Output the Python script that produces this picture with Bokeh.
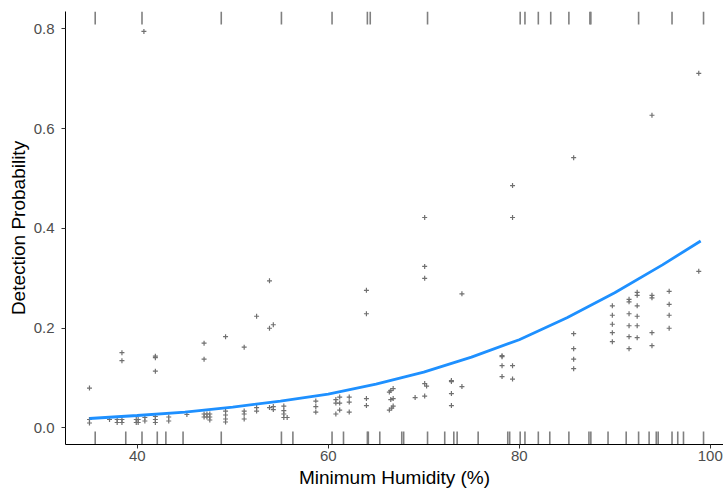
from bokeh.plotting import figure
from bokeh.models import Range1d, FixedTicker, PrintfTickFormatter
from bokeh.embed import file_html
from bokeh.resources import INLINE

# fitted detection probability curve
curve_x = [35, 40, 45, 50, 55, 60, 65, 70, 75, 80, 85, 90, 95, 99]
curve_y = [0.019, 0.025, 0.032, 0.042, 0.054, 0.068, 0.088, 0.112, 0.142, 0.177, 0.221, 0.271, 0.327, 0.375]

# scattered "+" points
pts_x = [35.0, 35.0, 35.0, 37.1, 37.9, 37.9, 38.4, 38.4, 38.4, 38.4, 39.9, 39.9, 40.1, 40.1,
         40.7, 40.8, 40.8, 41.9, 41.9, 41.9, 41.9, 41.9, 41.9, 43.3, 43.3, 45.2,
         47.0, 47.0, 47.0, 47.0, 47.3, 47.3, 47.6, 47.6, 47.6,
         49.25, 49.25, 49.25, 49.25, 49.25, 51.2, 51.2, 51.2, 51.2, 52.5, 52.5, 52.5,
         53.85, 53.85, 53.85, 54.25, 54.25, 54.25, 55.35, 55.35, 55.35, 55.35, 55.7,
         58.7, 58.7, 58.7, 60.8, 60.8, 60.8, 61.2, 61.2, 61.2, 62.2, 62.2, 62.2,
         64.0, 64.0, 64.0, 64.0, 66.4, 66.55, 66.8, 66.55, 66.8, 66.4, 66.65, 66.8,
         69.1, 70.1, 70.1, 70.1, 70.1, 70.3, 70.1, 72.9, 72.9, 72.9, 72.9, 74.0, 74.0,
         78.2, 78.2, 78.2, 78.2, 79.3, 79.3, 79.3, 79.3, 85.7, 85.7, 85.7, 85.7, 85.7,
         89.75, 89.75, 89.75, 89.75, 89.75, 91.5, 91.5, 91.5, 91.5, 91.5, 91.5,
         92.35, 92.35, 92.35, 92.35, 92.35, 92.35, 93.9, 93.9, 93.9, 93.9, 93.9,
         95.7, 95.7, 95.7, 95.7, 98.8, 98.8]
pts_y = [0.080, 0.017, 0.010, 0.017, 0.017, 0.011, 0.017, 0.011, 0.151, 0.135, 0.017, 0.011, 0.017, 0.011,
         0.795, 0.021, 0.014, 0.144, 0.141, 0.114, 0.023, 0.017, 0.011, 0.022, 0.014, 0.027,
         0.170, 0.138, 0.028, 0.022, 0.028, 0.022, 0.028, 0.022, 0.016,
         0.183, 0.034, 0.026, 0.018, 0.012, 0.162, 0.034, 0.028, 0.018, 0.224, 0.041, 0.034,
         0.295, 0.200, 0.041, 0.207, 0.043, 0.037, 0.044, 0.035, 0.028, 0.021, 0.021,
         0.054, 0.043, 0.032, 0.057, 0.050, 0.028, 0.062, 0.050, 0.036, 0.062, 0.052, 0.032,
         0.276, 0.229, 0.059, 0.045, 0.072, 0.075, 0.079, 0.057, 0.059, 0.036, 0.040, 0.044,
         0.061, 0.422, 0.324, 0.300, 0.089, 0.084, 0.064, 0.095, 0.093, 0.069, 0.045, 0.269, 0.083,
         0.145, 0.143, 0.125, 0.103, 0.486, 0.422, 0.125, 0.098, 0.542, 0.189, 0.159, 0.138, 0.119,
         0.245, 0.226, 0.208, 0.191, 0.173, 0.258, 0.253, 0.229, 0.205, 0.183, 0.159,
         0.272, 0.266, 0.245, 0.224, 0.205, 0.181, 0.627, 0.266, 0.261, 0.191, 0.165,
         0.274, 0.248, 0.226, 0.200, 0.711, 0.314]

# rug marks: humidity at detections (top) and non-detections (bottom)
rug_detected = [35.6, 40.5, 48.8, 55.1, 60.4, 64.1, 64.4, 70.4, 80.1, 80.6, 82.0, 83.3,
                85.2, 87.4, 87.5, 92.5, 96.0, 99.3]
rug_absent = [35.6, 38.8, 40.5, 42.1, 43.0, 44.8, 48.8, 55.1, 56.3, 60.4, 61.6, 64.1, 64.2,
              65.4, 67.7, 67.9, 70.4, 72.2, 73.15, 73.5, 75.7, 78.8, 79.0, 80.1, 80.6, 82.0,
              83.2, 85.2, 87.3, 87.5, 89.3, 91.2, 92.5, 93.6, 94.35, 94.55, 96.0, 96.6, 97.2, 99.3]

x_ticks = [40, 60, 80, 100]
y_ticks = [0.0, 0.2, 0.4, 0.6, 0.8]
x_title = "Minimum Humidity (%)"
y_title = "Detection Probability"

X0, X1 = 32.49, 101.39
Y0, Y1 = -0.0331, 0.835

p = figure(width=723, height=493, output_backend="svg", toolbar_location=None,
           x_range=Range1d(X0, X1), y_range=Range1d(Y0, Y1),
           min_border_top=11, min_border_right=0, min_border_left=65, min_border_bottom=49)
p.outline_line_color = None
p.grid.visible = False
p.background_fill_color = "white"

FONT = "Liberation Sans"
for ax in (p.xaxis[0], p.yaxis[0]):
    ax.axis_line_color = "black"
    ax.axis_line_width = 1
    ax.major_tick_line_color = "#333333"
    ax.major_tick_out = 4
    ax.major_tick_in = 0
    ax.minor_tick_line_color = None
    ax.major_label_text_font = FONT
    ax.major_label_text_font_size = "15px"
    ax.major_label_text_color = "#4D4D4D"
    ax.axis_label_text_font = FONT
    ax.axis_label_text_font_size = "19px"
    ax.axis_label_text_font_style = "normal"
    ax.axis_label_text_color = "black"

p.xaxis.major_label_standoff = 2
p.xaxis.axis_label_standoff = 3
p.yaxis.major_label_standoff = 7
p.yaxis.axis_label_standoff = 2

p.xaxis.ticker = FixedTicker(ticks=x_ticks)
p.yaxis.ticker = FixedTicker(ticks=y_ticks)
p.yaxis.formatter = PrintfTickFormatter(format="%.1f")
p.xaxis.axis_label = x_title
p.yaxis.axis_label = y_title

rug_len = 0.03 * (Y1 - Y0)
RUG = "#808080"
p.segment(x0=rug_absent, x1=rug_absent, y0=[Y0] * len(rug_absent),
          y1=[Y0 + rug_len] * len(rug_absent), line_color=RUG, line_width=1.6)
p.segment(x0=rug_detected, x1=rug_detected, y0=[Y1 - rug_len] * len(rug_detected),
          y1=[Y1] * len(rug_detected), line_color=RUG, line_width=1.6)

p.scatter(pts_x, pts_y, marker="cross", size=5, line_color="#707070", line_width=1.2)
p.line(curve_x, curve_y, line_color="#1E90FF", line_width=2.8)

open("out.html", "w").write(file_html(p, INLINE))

* * *

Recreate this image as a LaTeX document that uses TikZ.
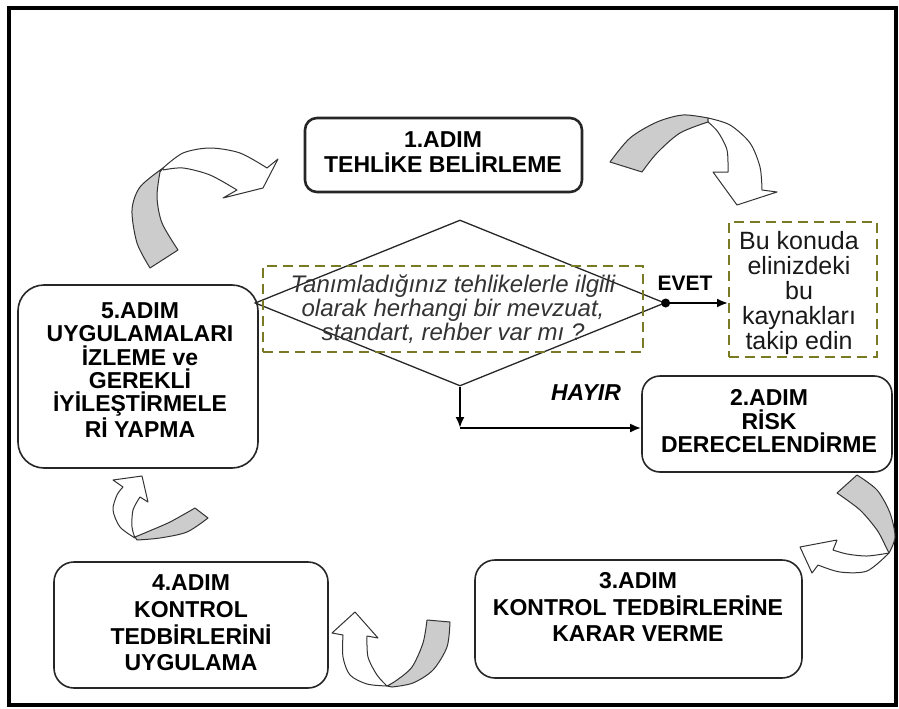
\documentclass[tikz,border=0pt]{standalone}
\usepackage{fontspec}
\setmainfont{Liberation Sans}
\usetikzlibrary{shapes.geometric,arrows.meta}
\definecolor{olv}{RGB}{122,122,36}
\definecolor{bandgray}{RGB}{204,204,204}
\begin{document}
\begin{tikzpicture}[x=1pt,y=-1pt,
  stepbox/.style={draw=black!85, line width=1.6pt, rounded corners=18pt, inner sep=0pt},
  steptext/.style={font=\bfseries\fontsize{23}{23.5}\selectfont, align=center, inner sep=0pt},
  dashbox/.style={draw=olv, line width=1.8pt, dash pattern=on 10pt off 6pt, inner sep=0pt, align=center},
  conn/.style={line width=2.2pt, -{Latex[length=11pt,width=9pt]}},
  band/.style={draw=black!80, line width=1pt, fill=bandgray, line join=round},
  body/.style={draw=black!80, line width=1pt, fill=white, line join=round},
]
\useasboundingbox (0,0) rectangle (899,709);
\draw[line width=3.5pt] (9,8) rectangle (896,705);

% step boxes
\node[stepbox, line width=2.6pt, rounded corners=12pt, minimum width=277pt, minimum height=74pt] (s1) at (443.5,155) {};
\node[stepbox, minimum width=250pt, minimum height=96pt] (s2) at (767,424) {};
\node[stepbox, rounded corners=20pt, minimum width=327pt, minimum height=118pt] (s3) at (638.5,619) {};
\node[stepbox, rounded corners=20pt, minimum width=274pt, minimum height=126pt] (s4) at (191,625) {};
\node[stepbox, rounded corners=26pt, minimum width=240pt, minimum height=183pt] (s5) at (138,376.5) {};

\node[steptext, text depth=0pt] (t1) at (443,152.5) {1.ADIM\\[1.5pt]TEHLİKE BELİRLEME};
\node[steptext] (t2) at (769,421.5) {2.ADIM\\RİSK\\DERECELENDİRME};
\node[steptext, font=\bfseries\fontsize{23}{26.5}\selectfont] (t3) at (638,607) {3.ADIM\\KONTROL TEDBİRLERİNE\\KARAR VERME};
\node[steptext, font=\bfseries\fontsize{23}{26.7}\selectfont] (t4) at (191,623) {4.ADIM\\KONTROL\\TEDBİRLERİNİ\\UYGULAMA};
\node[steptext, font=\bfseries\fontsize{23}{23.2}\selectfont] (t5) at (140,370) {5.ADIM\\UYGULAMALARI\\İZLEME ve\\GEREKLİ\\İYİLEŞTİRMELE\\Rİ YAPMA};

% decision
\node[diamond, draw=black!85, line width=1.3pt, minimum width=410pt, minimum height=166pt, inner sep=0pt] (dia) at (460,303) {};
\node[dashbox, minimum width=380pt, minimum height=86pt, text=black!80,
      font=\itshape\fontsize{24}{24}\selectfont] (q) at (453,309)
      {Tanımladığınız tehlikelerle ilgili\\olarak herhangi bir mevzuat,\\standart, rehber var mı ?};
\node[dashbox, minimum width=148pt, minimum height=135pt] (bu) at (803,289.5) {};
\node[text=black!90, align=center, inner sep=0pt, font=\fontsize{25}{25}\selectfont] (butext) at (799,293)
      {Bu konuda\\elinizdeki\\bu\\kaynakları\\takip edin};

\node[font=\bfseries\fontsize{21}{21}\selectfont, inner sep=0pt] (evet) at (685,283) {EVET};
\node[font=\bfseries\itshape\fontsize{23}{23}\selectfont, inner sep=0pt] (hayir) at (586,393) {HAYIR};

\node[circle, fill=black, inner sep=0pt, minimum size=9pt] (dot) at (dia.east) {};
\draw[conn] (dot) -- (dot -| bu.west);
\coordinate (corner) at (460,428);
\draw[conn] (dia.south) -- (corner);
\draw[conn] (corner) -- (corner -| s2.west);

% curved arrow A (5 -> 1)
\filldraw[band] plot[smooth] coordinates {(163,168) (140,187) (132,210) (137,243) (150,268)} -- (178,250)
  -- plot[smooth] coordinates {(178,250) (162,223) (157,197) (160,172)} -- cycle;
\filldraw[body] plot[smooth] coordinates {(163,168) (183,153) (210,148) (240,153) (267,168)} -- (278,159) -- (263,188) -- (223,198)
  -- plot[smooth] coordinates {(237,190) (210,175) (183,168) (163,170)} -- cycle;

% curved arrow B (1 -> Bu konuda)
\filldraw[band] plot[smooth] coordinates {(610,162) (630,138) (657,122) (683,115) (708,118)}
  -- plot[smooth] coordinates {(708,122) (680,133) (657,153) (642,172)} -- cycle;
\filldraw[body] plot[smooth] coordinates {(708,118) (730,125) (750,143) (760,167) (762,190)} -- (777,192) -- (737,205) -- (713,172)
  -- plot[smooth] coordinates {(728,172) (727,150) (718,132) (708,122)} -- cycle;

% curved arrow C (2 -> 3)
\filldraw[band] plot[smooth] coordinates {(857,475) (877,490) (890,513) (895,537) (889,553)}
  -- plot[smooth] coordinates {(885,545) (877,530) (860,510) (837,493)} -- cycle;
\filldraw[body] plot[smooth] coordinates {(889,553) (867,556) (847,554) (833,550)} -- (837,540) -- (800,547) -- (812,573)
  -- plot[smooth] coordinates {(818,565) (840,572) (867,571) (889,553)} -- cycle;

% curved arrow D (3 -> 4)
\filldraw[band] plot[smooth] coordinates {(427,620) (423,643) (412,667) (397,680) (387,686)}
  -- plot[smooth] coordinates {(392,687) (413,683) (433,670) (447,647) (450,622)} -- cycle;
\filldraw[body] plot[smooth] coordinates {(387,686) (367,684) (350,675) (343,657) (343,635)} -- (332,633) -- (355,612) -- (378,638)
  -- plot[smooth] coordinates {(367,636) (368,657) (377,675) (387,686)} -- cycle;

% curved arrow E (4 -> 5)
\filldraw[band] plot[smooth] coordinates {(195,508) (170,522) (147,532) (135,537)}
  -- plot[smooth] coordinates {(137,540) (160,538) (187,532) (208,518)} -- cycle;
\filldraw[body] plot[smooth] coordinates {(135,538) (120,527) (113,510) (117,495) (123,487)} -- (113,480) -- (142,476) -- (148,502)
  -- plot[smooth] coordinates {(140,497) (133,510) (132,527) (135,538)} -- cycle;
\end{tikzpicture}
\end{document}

--

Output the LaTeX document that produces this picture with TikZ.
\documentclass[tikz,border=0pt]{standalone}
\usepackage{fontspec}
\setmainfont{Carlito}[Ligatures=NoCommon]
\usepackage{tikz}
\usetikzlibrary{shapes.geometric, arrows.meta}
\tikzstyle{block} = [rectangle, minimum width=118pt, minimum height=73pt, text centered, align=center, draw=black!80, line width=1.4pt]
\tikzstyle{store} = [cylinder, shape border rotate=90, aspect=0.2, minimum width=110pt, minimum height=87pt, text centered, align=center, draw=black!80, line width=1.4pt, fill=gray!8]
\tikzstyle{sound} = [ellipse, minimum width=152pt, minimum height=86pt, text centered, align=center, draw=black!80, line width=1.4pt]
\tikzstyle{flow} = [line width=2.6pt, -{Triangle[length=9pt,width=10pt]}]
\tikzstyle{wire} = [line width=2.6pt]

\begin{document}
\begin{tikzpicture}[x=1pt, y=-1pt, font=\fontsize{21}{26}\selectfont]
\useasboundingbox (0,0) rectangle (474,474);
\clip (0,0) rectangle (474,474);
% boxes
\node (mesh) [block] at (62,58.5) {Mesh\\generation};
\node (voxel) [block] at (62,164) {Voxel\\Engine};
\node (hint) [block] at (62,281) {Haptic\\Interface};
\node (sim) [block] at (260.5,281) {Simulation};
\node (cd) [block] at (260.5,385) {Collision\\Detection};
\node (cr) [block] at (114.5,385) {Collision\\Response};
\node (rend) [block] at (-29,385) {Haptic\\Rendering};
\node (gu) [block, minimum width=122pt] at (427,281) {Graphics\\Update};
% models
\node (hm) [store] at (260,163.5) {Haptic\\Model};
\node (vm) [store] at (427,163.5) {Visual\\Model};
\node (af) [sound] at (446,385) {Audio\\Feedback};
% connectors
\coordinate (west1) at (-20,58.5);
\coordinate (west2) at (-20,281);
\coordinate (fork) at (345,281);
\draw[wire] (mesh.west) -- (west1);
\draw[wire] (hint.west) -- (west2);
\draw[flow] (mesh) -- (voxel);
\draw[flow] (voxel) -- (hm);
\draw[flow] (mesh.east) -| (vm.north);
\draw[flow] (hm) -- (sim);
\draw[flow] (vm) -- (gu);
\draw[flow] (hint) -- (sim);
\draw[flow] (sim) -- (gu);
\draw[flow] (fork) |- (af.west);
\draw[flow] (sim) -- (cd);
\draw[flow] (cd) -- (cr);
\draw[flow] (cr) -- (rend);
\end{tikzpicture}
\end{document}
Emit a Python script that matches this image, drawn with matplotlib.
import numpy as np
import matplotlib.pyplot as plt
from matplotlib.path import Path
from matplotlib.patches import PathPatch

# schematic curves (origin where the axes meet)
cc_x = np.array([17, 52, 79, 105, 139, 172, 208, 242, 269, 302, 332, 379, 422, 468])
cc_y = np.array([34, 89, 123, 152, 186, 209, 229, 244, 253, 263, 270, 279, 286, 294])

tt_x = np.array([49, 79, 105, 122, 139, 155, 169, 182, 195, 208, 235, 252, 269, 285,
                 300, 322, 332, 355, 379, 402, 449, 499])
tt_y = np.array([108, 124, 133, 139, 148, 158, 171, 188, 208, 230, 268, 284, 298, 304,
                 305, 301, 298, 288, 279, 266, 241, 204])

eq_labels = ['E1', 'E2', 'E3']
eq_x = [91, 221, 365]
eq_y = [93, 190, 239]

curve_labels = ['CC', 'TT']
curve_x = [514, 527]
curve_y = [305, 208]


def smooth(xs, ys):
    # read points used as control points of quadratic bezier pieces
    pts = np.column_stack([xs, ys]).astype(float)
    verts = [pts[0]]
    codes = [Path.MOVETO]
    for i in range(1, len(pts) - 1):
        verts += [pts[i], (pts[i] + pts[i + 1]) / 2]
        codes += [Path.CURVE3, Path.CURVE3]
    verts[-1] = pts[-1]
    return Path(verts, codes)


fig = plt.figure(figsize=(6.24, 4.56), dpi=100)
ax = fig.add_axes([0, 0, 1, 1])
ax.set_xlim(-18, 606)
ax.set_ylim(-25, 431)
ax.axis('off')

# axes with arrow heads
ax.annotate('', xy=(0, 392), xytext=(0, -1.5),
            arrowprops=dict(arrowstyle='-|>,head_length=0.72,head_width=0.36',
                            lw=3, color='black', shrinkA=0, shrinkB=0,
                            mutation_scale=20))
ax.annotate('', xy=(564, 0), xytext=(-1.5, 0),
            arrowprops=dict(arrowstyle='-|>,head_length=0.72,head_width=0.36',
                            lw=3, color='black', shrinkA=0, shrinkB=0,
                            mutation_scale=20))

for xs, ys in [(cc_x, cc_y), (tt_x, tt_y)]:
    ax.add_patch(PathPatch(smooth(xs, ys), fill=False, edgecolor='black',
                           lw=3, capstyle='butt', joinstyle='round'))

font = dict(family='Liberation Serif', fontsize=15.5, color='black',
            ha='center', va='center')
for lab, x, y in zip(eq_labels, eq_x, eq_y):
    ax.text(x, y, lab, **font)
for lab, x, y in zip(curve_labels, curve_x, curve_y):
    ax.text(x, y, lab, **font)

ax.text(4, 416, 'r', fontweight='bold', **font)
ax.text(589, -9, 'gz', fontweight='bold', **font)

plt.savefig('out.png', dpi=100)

* **Task directions**
Take every line from the data above that holds "with" and copy it out.

* **Written response**
Output the Python script that produces this picture with Bokeh.
Output the LaTeX document that produces this picture with TikZ.
Emit a Python script that matches this image, drawn with matplotlib.
# axes with arrow heads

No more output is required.